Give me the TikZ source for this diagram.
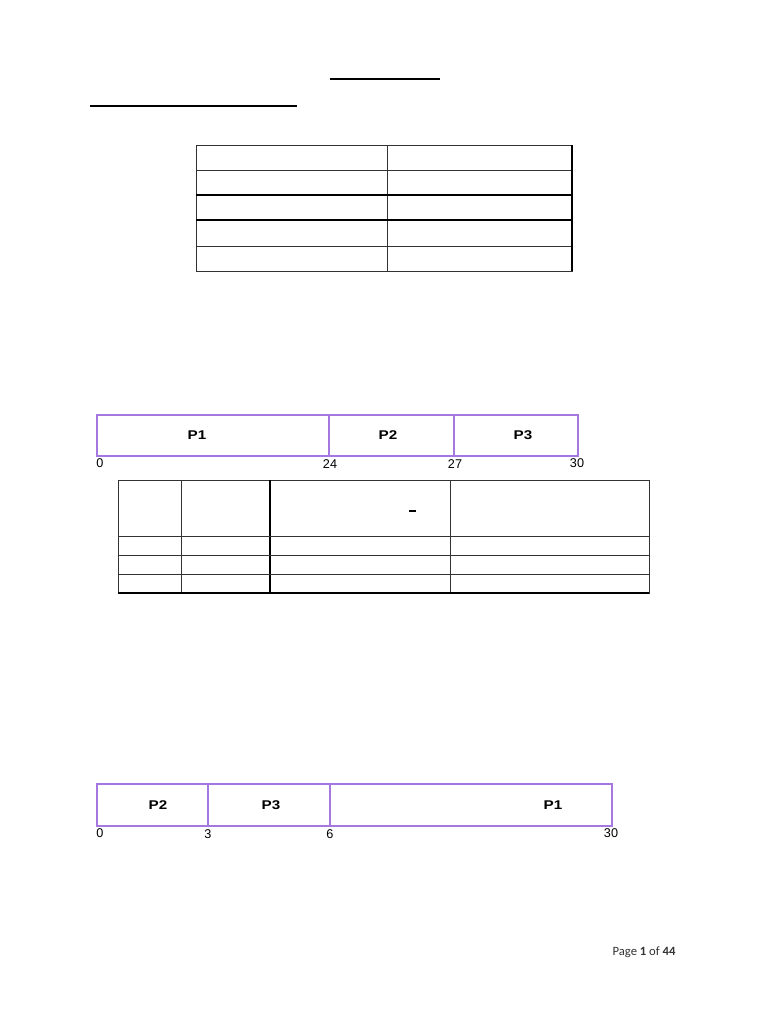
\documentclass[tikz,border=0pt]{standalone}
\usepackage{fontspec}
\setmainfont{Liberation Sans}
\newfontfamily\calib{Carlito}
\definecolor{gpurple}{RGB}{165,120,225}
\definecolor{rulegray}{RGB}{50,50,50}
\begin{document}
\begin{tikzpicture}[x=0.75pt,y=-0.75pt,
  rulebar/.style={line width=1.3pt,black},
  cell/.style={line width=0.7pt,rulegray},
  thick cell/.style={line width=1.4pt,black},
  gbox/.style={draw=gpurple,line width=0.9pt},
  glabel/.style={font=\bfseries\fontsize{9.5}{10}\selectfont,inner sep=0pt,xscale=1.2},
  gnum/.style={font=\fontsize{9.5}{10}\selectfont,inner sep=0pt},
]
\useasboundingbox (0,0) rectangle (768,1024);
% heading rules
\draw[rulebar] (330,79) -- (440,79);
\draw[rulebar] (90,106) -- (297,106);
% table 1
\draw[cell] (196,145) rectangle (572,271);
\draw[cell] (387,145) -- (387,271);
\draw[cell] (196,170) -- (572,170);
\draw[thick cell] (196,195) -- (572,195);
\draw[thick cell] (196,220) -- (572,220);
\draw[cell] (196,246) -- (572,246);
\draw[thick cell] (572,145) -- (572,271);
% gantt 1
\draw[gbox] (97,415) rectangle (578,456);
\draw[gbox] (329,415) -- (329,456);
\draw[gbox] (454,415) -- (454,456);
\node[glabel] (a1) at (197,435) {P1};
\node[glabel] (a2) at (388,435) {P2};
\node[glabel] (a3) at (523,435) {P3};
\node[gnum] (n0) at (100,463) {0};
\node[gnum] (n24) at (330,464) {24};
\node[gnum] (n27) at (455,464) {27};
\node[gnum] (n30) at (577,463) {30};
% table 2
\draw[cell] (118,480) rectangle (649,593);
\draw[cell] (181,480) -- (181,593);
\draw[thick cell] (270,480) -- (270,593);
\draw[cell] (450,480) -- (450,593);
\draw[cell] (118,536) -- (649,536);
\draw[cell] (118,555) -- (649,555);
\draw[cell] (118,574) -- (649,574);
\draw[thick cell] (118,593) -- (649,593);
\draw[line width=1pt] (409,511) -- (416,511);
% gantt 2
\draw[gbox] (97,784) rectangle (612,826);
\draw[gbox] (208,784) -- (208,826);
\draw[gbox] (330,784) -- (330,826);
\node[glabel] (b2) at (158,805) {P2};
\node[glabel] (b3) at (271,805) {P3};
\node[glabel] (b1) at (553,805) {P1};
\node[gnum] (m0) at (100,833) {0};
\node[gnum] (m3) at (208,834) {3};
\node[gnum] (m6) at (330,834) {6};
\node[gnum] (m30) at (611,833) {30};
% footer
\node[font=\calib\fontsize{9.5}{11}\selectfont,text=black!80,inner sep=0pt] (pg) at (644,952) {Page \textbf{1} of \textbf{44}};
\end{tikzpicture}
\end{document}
══════════════════════════════
▶ **PROBLEM DETAILS**
Give the data again exactly as written, with all pictures left out.

▶ **ANSWER FOR THIS EXERCISE**
Give me the TikZ source for this diagram.
\documentclass[tikz,border=0pt]{standalone}
\usepackage{fontspec}
\setmainfont{Liberation Sans}
\newfontfamily\calib{Carlito}
\definecolor{gpurple}{RGB}{165,120,225}
\definecolor{rulegray}{RGB}{50,50,50}
\begin{document}
\begin{tikzpicture}[x=0.75pt,y=-0.75pt,
  rulebar/.style={line width=1.3pt,black},
  cell/.style={line width=0.7pt,rulegray},
  thick cell/.style={line width=1.4pt,black},
  gbox/.style={draw=gpurple,line width=0.9pt},
  glabel/.style={font=\bfseries\fontsize{9.5}{10}\selectfont,inner sep=0pt,xscale=1.2},
  gnum/.style={font=\fontsize{9.5}{10}\selectfont,inner sep=0pt},
]
\useasboundingbox (0,0) rectangle (768,1024);
% heading rules
\draw[rulebar] (330,79) -- (440,79);
\draw[rulebar] (90,106) -- (297,106);
% table 1
\draw[cell] (196,145) rectangle (572,271);
\draw[cell] (387,145) -- (387,271);
\draw[cell] (196,170) -- (572,170);
\draw[thick cell] (196,195) -- (572,195);
\draw[thick cell] (196,220) -- (572,220);
\draw[cell] (196,246) -- (572,246);
\draw[thick cell] (572,145) -- (572,271);
% gantt 1
\draw[gbox] (97,415) rectangle (578,456);
\draw[gbox] (329,415) -- (329,456);
\draw[gbox] (454,415) -- (454,456);
\node[glabel] (a1) at (197,435) {P1};
\node[glabel] (a2) at (388,435) {P2};
\node[glabel] (a3) at (523,435) {P3};
\node[gnum] (n0) at (100,463) {0};
\node[gnum] (n24) at (330,464) {24};
\node[gnum] (n27) at (455,464) {27};
\node[gnum] (n30) at (577,463) {30};
% table 2
\draw[cell] (118,480) rectangle (649,593);
\draw[cell] (181,480) -- (181,593);
\draw[thick cell] (270,480) -- (270,593);
\draw[cell] (450,480) -- (450,593);
\draw[cell] (118,536) -- (649,536);
\draw[cell] (118,555) -- (649,555);
\draw[cell] (118,574) -- (649,574);
\draw[thick cell] (118,593) -- (649,593);
\draw[line width=1pt] (409,511) -- (416,511);
% gantt 2
\draw[gbox] (97,784) rectangle (612,826);
\draw[gbox] (208,784) -- (208,826);
\draw[gbox] (330,784) -- (330,826);
\node[glabel] (b2) at (158,805) {P2};
\node[glabel] (b3) at (271,805) {P3};
\node[glabel] (b1) at (553,805) {P1};
\node[gnum] (m0) at (100,833) {0};
\node[gnum] (m3) at (208,834) {3};
\node[gnum] (m6) at (330,834) {6};
\node[gnum] (m30) at (611,833) {30};
% footer
\node[font=\calib\fontsize{9.5}{11}\selectfont,text=black!80,inner sep=0pt] (pg) at (644,952) {Page \textbf{1} of \textbf{44}};
\end{tikzpicture}
\end{document}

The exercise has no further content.